TASK >>
Set down all of the data that follows word for word, without the images.

INFORMATION SUPPLIED >>
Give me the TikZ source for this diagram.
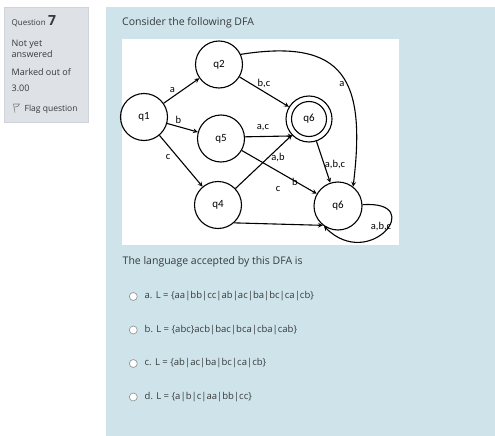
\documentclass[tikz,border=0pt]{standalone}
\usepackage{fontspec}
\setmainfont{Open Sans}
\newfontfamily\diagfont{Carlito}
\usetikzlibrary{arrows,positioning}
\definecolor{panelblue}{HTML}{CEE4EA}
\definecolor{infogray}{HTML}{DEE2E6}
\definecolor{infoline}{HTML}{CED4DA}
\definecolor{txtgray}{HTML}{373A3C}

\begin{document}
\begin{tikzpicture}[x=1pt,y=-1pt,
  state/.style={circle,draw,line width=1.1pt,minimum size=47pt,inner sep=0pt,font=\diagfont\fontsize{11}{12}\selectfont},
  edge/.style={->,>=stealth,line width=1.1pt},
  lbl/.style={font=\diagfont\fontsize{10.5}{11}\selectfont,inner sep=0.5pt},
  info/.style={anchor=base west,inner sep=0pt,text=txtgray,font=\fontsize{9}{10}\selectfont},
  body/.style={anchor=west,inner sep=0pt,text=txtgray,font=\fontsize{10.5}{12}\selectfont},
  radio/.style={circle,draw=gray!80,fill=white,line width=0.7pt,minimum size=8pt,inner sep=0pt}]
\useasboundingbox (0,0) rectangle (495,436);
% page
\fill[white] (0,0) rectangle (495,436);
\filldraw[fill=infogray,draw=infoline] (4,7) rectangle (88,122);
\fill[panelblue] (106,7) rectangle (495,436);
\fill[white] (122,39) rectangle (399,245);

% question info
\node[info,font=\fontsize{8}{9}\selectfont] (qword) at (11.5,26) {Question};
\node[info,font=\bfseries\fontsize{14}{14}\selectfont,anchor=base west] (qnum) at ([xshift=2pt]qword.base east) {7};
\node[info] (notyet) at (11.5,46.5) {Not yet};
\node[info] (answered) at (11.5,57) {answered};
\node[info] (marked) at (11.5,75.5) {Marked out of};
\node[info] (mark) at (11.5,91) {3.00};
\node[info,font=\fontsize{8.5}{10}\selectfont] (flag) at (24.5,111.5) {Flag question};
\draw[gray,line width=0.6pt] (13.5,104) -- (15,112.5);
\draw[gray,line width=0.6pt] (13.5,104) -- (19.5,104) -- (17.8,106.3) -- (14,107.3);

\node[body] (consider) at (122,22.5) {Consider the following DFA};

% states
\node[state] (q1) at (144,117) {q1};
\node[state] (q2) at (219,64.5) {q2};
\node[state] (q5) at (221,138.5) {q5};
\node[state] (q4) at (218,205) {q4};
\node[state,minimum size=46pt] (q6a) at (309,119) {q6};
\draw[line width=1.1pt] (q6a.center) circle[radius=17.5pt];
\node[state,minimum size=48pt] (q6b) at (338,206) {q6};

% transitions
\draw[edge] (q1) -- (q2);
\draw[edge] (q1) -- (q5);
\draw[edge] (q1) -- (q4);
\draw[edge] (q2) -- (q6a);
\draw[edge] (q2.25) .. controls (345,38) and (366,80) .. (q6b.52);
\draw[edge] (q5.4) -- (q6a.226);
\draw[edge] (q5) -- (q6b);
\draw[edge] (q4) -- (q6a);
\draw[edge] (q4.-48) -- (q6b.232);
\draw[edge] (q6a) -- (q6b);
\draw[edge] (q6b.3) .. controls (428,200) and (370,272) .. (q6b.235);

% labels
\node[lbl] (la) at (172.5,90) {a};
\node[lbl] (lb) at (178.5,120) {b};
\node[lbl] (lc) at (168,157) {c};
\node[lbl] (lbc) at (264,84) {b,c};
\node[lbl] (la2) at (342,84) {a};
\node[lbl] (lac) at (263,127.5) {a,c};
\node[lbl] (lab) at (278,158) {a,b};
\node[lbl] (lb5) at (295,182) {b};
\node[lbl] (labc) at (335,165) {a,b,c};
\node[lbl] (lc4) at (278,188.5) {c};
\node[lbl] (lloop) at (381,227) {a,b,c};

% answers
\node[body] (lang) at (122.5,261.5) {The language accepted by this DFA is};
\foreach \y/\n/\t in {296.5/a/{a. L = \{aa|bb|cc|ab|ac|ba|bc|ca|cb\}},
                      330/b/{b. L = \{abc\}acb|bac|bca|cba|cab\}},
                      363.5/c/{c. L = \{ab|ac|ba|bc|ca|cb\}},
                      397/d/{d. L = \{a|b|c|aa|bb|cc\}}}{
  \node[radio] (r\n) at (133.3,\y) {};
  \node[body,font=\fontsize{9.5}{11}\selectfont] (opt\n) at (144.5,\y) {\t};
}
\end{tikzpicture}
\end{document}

FINISHED ANSWER >>
Give me the TikZ source for this diagram.
\documentclass[tikz,border=0pt]{standalone}
\usepackage{fontspec}
\setmainfont{Open Sans}
\newfontfamily\diagfont{Carlito}
\usetikzlibrary{arrows,positioning}
\definecolor{panelblue}{HTML}{CEE4EA}
\definecolor{infogray}{HTML}{DEE2E6}
\definecolor{infoline}{HTML}{CED4DA}
\definecolor{txtgray}{HTML}{373A3C}

\begin{document}
\begin{tikzpicture}[x=1pt,y=-1pt,
  state/.style={circle,draw,line width=1.1pt,minimum size=47pt,inner sep=0pt,font=\diagfont\fontsize{11}{12}\selectfont},
  edge/.style={->,>=stealth,line width=1.1pt},
  lbl/.style={font=\diagfont\fontsize{10.5}{11}\selectfont,inner sep=0.5pt},
  info/.style={anchor=base west,inner sep=0pt,text=txtgray,font=\fontsize{9}{10}\selectfont},
  body/.style={anchor=west,inner sep=0pt,text=txtgray,font=\fontsize{10.5}{12}\selectfont},
  radio/.style={circle,draw=gray!80,fill=white,line width=0.7pt,minimum size=8pt,inner sep=0pt}]
\useasboundingbox (0,0) rectangle (495,436);
% page
\fill[white] (0,0) rectangle (495,436);
\filldraw[fill=infogray,draw=infoline] (4,7) rectangle (88,122);
\fill[panelblue] (106,7) rectangle (495,436);
\fill[white] (122,39) rectangle (399,245);

% question info
\node[info,font=\fontsize{8}{9}\selectfont] (qword) at (11.5,26) {Question};
\node[info,font=\bfseries\fontsize{14}{14}\selectfont,anchor=base west] (qnum) at ([xshift=2pt]qword.base east) {7};
\node[info] (notyet) at (11.5,46.5) {Not yet};
\node[info] (answered) at (11.5,57) {answered};
\node[info] (marked) at (11.5,75.5) {Marked out of};
\node[info] (mark) at (11.5,91) {3.00};
\node[info,font=\fontsize{8.5}{10}\selectfont] (flag) at (24.5,111.5) {Flag question};
\draw[gray,line width=0.6pt] (13.5,104) -- (15,112.5);
\draw[gray,line width=0.6pt] (13.5,104) -- (19.5,104) -- (17.8,106.3) -- (14,107.3);

\node[body] (consider) at (122,22.5) {Consider the following DFA};

% states
\node[state] (q1) at (144,117) {q1};
\node[state] (q2) at (219,64.5) {q2};
\node[state] (q5) at (221,138.5) {q5};
\node[state] (q4) at (218,205) {q4};
\node[state,minimum size=46pt] (q6a) at (309,119) {q6};
\draw[line width=1.1pt] (q6a.center) circle[radius=17.5pt];
\node[state,minimum size=48pt] (q6b) at (338,206) {q6};

% transitions
\draw[edge] (q1) -- (q2);
\draw[edge] (q1) -- (q5);
\draw[edge] (q1) -- (q4);
\draw[edge] (q2) -- (q6a);
\draw[edge] (q2.25) .. controls (345,38) and (366,80) .. (q6b.52);
\draw[edge] (q5.4) -- (q6a.226);
\draw[edge] (q5) -- (q6b);
\draw[edge] (q4) -- (q6a);
\draw[edge] (q4.-48) -- (q6b.232);
\draw[edge] (q6a) -- (q6b);
\draw[edge] (q6b.3) .. controls (428,200) and (370,272) .. (q6b.235);

% labels
\node[lbl] (la) at (172.5,90) {a};
\node[lbl] (lb) at (178.5,120) {b};
\node[lbl] (lc) at (168,157) {c};
\node[lbl] (lbc) at (264,84) {b,c};
\node[lbl] (la2) at (342,84) {a};
\node[lbl] (lac) at (263,127.5) {a,c};
\node[lbl] (lab) at (278,158) {a,b};
\node[lbl] (lb5) at (295,182) {b};
\node[lbl] (labc) at (335,165) {a,b,c};
\node[lbl] (lc4) at (278,188.5) {c};
\node[lbl] (lloop) at (381,227) {a,b,c};

% answers
\node[body] (lang) at (122.5,261.5) {The language accepted by this DFA is};
\foreach \y/\n/\t in {296.5/a/{a. L = \{aa|bb|cc|ab|ac|ba|bc|ca|cb\}},
                      330/b/{b. L = \{abc\}acb|bac|bca|cba|cab\}},
                      363.5/c/{c. L = \{ab|ac|ba|bc|ca|cb\}},
                      397/d/{d. L = \{a|b|c|aa|bb|cc\}}}{
  \node[radio] (r\n) at (133.3,\y) {};
  \node[body,font=\fontsize{9.5}{11}\selectfont] (opt\n) at (144.5,\y) {\t};
}
\end{tikzpicture}
\end{document}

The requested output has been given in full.